Speaking further, the former CJN said he considered several legal texts, statutes and case reports as well as evidence to prepare the report which he admitted will be used in arbitration against Nigeria.
“I have been instructed on behalf of Process and Industrial Developments Limited (“P&ID”), a company incorporated in the territory of the Virgins Island (“BVI”), to prepare a statement addressed to the Arbitral tribunal in answer to the questions put to me by P&ID in connection with this arbitration,” Belgore was quoted to have written.
“This report has been prepared solely for the use of this arbitration.
“I understand that the report will be made available to the arbitral tribunal, the ministry of petroleum resources of the Federal Republic of Nigeria and their respective legal advisers and other witnesses or experts.”
“I have no conflict of interest in accepting this instruction. Although I have acted and still act as an adviser to the Government of the Federal Government of Nigeria on several issues I have neither advised nor do I have relevant confidential information relating to the Ministry of Petroleum Resources of the Federal Republic of Nigeria.
“I understand my duty to the Court and have complied and will continue to comply with my duty to the English Courts, the duties of an expert witness as set out in Part 35 and Practice Direction 35 of the Civil Procedure Rules.
“My experience and expertise is appropriate for the evidence required in this matter.”
According to the report, the former CJN was asked two questions after affirming that he was competent to give the legal advice and also stand as an expert witness.
The report said the questions were: “Whether or not the ministry lacked legal and/or contractual capacity to validly enter into the GSPA as alleged, and whether or not the GSPA is void as a result.
“Whether or not the claimant failed to comply with the provision of section 54 of the Companies and Allied Matter Act, Cap C20 Laws of the Federation of Nigeria 2004 (“CAMA”), as alleged and if so whether the GSPA is void and /or affected by illegality, as a result.”
In his response to the first question, Belgore said: “In my opinion, the ministry entered into the GSPA as an organ of government. As such the GSPA is binding on the government and the ministry is correctly named as a defendant in its capacity as an organ of government.”

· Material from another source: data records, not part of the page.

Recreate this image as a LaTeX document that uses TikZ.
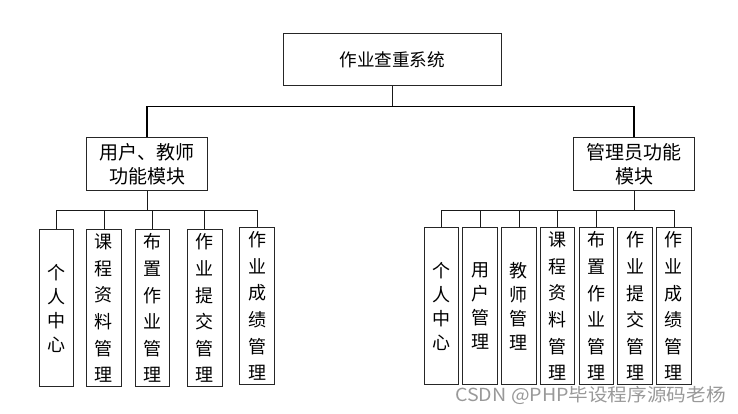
\documentclass[tikz,border=0pt]{standalone}
\usepackage{fontspec}
\setmainfont{Noto Sans CJK SC}
\usetikzlibrary{positioning,calc}
\tikzset{
  sysbox/.style={
    draw=black!85,
    rectangle,
    minimum width=217.7pt,
    minimum height=52.4pt,
    inner sep=0pt,
    line width=0.9pt,
    fill=white,
    font=\fontsize{17.6}{21}\selectfont
  },
  modbox/.style={
    draw=black!85,
    rectangle,
    minimum width=121pt,
    minimum height=53pt,
    inner sep=0pt,
    align=center,
    line width=0.9pt,
    fill=white,
    font=\fontsize{19}{23.7}\selectfont
  },
  funcbox/.style={
    draw=black!85,
    rectangle,
    minimum width=34.5pt,
    minimum height=157pt,
    inner sep=0pt,
    align=center,
    line width=0.9pt,
    fill=white,
    font=\fontsize{18}{24}\selectfont
  },
  funcboxlong/.style={funcbox, font=\fontsize{18}{26.6}\selectfont},
  trunk/.style={line width=1.6pt, black},
  link/.style={line width=0.8pt, black!90},
  wmark/.style={font=\fontsize{18}{18}\selectfont, text=black!40, inner sep=0pt}
}

\begin{document}
\begin{tikzpicture}[x=1pt, y=-1pt]
  \useasboundingbox (0,0) rectangle (738,414);

  \node[sysbox] (sys) at (392.2,59.5) {作业查重系统};
  \node[modbox] (user) at (147,164.2) {用户、教师\\功能模块};
  \node[modbox] (admin) at (634,164.2) {管理员功能\\模块};

  % user / teacher functions
  \node[funcbox] (u1) at (56.2,308.3) {个\\人\\中\\心};
  \node[funcboxlong] (u2) at (103.9,308.3) {课\\程\\资\\料\\管\\理};
  \node[funcboxlong] (u3) at (152.3,308.3) {布\\置\\作\\业\\管\\理};
  \node[funcboxlong] (u4) at (204.7,308.3) {作\\业\\提\\交\\管\\理};
  \node[funcboxlong] (u5) at (257,306) {作\\业\\成\\绩\\管\\理};

  % admin functions
  \node[funcbox] (a1) at (441.2,306.2) {个\\人\\中\\心};
  \node[funcbox] (a2) at (480,306.2) {用\\户\\管\\理};
  \node[funcbox] (a3) at (518.9,306.2) {教\\师\\管\\理};
  \node[funcboxlong] (a4) at (557.5,306.2) {课\\程\\资\\料\\管\\理};
  \node[funcboxlong] (a5) at (596.2,306.2) {布\\置\\作\\业\\管\\理};
  \node[funcboxlong] (a6) at (635,306.2) {作\\业\\提\\交\\管\\理};
  \node[funcboxlong] (a7) at (673.9,306.2) {作\\业\\成\\绩\\管\\理};

  \coordinate (mainbus) at (0,106.7);
  \coordinate (ubus) at (0,210.7);
  \coordinate (abus) at (0,210.7);

  \draw[link] (sys.south) -- (sys.south |- mainbus);
  \draw[trunk] (user.north) |- (sys.south |- mainbus) -| (admin.north);

  \draw[link] (user.south) -- (user.south |- ubus);
  \draw[link] (u1.north) |- (u5.north |- ubus) -- (u5.north);
  \draw[link] (u2.north) -- (u2.north |- ubus);
  \draw[link] (u3.north) -- (u3.north |- ubus);
  \draw[link] (u4.north) -- (u4.north |- ubus);

  \draw[link] (admin.south) -- (admin.south |- abus);
  \draw[link] (a1.north) |- (a7.north |- abus) -- (a7.north);
  \draw[link] (a2.north) -- (a2.north |- abus);
  \draw[link] (a3.north) -- (a3.north |- abus);
  \draw[link] (a4.north) -- (a4.north |- abus);
  \draw[link] (a5.north) -- (a5.north |- abus);

  \node[wmark, xscale=1.09, transform shape] (csdn) at (590.5,395) {CSDN @PHP毕设程序源码老杨};
\end{tikzpicture}
\end{document}
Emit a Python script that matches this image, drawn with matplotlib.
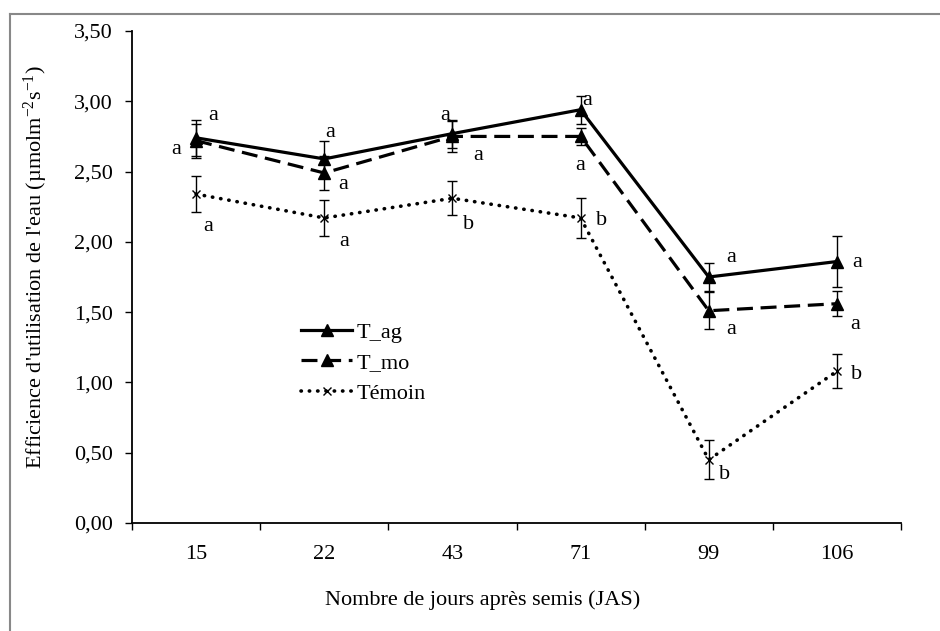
import numpy as np
import matplotlib
matplotlib.use('Agg')
import matplotlib.pyplot as plt
from matplotlib.lines import Line2D

plt.rcParams['font.family'] = ['Liberation Serif', 'DejaVu Serif']
plt.rcParams['mathtext.fontset'] = 'custom'
plt.rcParams['mathtext.rm'] = 'Liberation Serif'
plt.rcParams['mathtext.it'] = 'Liberation Serif'

# data
jours = ['15', '22', '43', '71', '99', '106']
t_ag = [2.74, 2.59, 2.77, 2.94, 1.75, 1.86]
t_ag_err = [0.13, 0.13, 0.10, 0.10, 0.10, 0.18]
t_mo = [2.72, 2.49, 2.75, 2.75, 1.51, 1.56]
t_mo_err = [0.12, 0.12, 0.11, 0.06, 0.13, 0.09]
temoin = [2.34, 2.17, 2.31, 2.17, 0.45, 1.08]
temoin_err = [0.13, 0.13, 0.12, 0.14, 0.14, 0.12]

lettres_ag = ['a', 'a', 'a', 'a', 'a', 'a']
lettres_mo = ['a', 'a', 'a', 'a', 'a', 'a']
lettres_tem = ['a', 'a', 'b', 'b', 'b', 'b']

FS = 16
fig = plt.figure(figsize=(9.4, 6.31), dpi=100)
ax = fig.add_axes([132/940, 1-523/631, (901-132)/940, (523-31)/631])

x = np.arange(len(jours))
pointille = (0, (0.1, 2.2))
tirets = (0, (5, 2.4))

ax.errorbar(x, t_ag, yerr=t_ag_err, color='black', lw=2.3, ls='-',
            marker='^', ms=8, capsize=3.5, elinewidth=1.0, ecolor='black', zorder=3)
ax.errorbar(x, t_mo, yerr=t_mo_err, color='black', lw=2.3, ls=tirets,
            marker='^', ms=8, capsize=3.5, elinewidth=1.0, ecolor='black', zorder=3)
ax.errorbar(x, temoin, yerr=temoin_err, color='black', lw=2.6, ls=pointille,
            dash_capstyle='round', marker='x', ms=6, mew=1.0,
            capsize=3.5, elinewidth=1.0, ecolor='black', zorder=3)

# lettres de signification (offsets in pixels, y vers le haut)
def lettre(i, y, txt, dx, dy):
    ax.annotate(txt, (x[i], y), xytext=(dx, dy), textcoords='offset pixels',
                ha='center', va='center', fontsize=FS)

off_ag = [(17, 22), (6, 26), (-7, 18), (7, 9), (22, 19), (20, -1)]
off_mo = [(-20, -9), (19, -12), (26, -19), (0, -29), (22, -19), (18, -21)]
off_tem = [(12, -32), (20, -24), (16, -26), (21, -3), (16, -15), (20, -3)]
for i in range(len(jours)):
    lettre(i, t_ag[i], lettres_ag[i], *off_ag[i])
    lettre(i, t_mo[i], lettres_mo[i], *off_mo[i])
    lettre(i, temoin[i], lettres_tem[i], *off_tem[i])

ax.set_xlim(-0.5, len(jours) - 0.5)
ax.set_ylim(0, 3.5)
yt = np.arange(0, 3.51, 0.5)
ax.set_yticks(yt)
ax.set_yticklabels([('%.2f' % v).replace('.', ',') for v in yt])
ax.set_xticks(x)
ax.set_xticklabels(jours)
ax.set_xticks(np.arange(-0.5, len(jours)), minor=True)
ax.tick_params(axis='x', which='major', length=0, pad=16, labelsize=FS)
ax.tick_params(axis='x', which='minor', length=5, width=1, direction='out')
ax.tick_params(axis='y', length=5, width=1, direction='out', pad=9, labelsize=FS)

for s in ['top', 'right']:
    ax.spines[s].set_visible(False)
ax.spines['left'].set_linewidth(1.3)
ax.spines['bottom'].set_linewidth(1.3)

ax.set_xlabel('Nombre de jours après semis (JAS)', fontsize=FS)
ax.xaxis.set_label_coords((483-132)/769, -(590-523)/492)
ax.set_ylabel("Efficience d'utilisation de l'eau (µmolm$^{-2}$s$^{-1}$)", fontsize=FS)
ax.yaxis.set_label_coords((50-132)/769, 0.52)

handles = [
    Line2D([], [], color='black', lw=2.3, ls='-', marker='^', ms=8),
    Line2D([], [], color='black', lw=2.3, ls=tirets, marker='^', ms=8),
    Line2D([], [], color='black', lw=2.6, ls=pointille, marker='x', ms=6,
           mew=1.0, dash_capstyle='round'),
]
ax.legend(handles, ['T_ag', 'T_mo', 'Témoin'], frameon=False, fontsize=FS,
          loc='upper left', bbox_to_anchor=((281-132)/769, (523-302)/492),
          handlelength=2.3, handletextpad=0.2, labelspacing=0.45)

# cadre gris
fig.add_artist(Line2D([10/940, 10/940], [0, 1-14/631], color='#888888', lw=1.5))
fig.add_artist(Line2D([10/940, 1], [1-14/631, 1-14/631], color='#888888', lw=1.5))

fig.savefig('out.png', dpi=100)
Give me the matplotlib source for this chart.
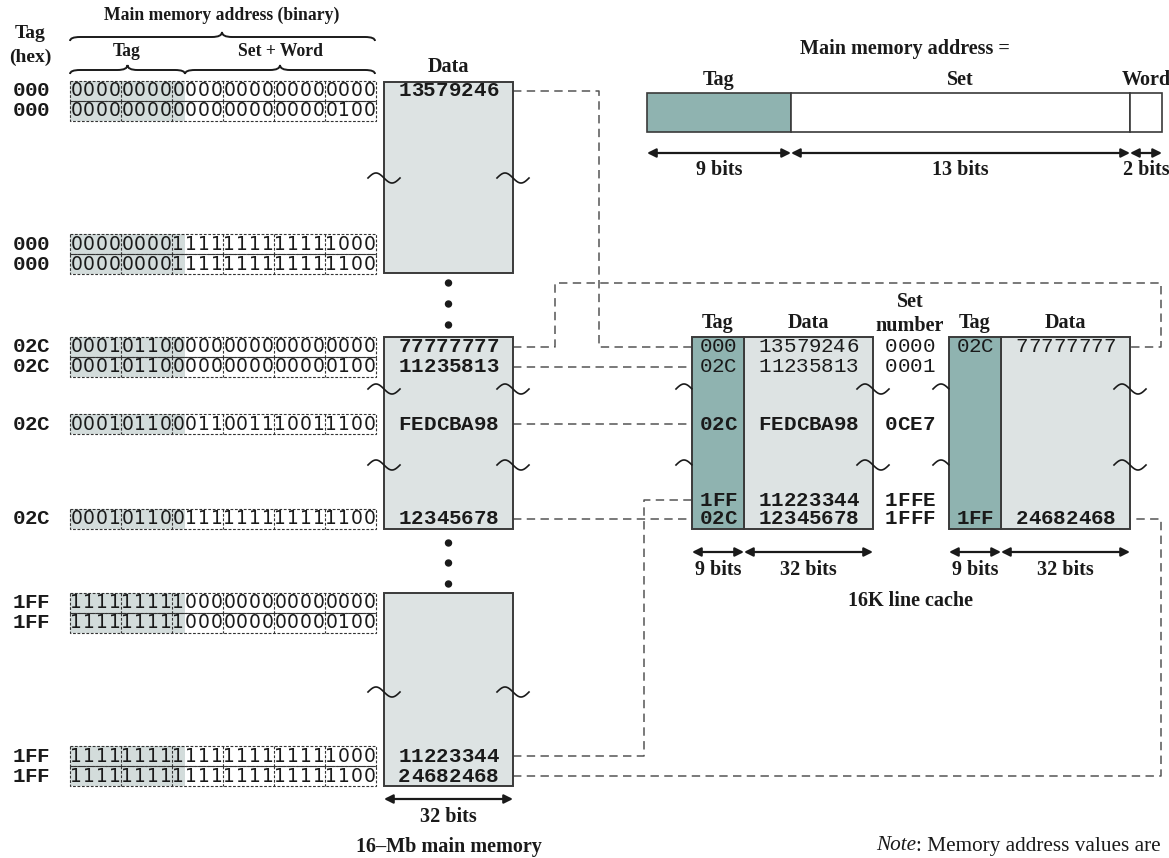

On the second question, the former CJN replied: “In my opinion there was no breach of section 54 of the companies and allied matters act because: (i) a separate Nigeria corporation was set up on 21 July 2006, in compliance with section 54; (ii) in an event, P&ID was not “carrying on business” by entering into the GSPA; and (iii) even of the execution of the GSPA had constituted “carrying on business” within the meaning of section 54, the ministry has waived its right to rely upon section 54 and/or is estopped from so relying.”
Nigeria’s Minister of Information, Lai Mohammed, described the agreement as dubious, saying the federal government is confident that it will be upturned.
Similarly, Attorney General of the Federation, Abubakar Malami, said the Economic and Financial Crimes Commission (EFCC) would prosecute all past government officials involved in the deal.